__THE REQUEST__: Collect each line holding the string "LaTeX".
[BEGIN DATASET ROWS]
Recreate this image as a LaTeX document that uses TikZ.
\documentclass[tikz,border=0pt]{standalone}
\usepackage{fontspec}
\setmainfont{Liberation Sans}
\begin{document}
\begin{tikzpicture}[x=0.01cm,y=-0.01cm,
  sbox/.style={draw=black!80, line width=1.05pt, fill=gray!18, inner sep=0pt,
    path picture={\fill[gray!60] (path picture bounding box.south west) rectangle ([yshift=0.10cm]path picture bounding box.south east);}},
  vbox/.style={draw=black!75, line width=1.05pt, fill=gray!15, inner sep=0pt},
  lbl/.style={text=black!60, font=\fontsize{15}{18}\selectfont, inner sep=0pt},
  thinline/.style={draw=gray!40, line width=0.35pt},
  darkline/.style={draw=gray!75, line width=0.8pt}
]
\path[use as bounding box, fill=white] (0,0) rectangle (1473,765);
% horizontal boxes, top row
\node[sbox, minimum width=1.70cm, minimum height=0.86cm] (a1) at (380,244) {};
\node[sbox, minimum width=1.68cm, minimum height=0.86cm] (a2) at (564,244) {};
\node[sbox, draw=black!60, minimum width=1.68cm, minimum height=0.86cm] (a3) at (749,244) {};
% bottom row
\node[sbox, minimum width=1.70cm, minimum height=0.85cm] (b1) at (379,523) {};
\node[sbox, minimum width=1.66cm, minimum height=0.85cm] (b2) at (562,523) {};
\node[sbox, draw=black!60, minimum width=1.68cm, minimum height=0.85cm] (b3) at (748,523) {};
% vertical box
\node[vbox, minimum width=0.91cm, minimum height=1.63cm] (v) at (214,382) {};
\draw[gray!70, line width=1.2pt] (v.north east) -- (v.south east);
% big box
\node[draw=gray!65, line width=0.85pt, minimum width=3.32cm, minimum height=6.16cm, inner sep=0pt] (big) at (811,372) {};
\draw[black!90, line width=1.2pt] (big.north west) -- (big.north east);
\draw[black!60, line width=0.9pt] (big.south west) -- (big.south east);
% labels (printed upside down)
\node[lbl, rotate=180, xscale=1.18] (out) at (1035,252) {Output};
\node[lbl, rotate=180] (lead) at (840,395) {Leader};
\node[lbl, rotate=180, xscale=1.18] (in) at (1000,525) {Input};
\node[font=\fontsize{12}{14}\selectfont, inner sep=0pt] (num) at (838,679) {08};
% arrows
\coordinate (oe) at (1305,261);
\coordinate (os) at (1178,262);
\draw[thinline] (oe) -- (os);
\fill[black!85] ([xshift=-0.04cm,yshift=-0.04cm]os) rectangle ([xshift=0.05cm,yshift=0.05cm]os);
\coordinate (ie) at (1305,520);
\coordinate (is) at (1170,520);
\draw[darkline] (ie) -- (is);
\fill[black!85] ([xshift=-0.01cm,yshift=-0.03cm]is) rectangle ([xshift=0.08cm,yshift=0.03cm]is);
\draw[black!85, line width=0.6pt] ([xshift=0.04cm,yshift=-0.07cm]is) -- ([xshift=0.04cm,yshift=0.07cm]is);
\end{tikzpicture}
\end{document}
[END DATASET ROWS]
[BEGIN DATASET ROWS]
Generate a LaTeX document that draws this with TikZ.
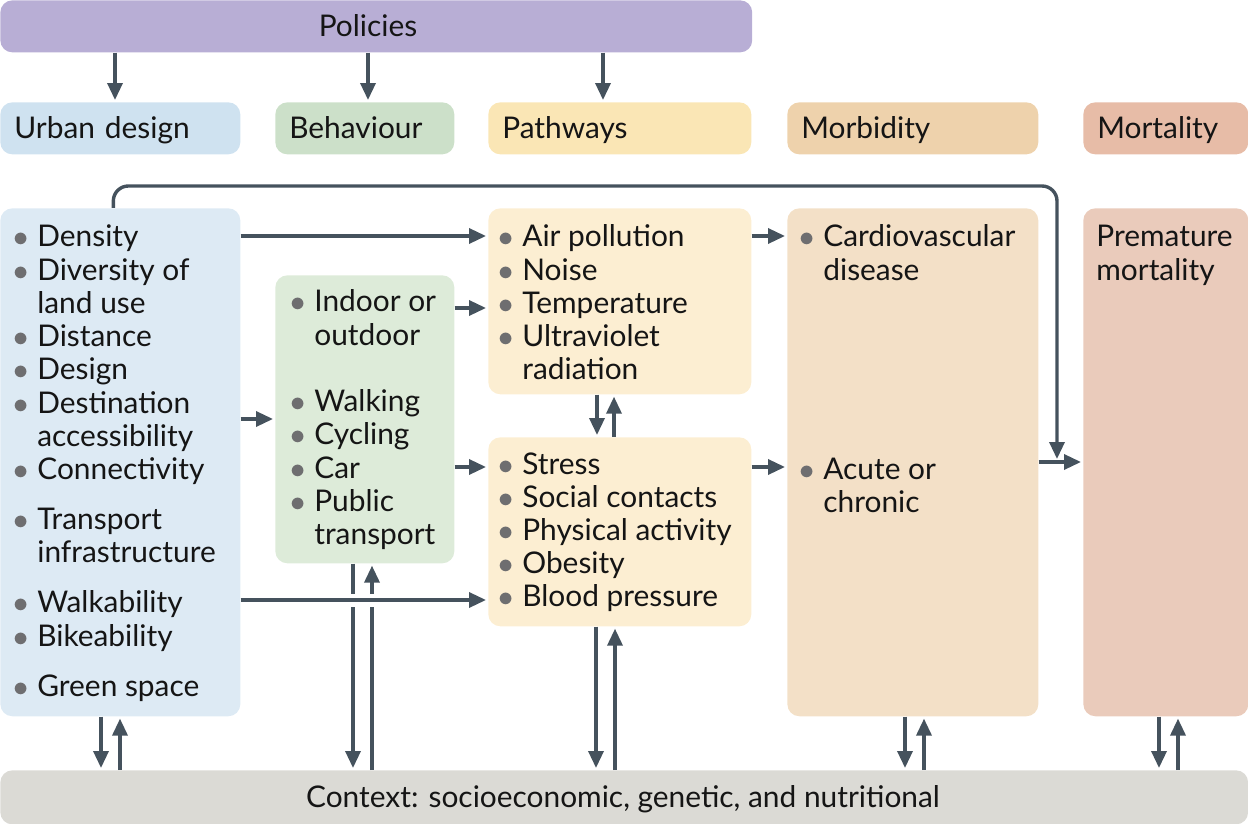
[END DATASET ROWS]
__RESULT FOR THIS EXERCISE__:
Recreate this image as a LaTeX document that uses TikZ.
Generate a LaTeX document that draws this with TikZ.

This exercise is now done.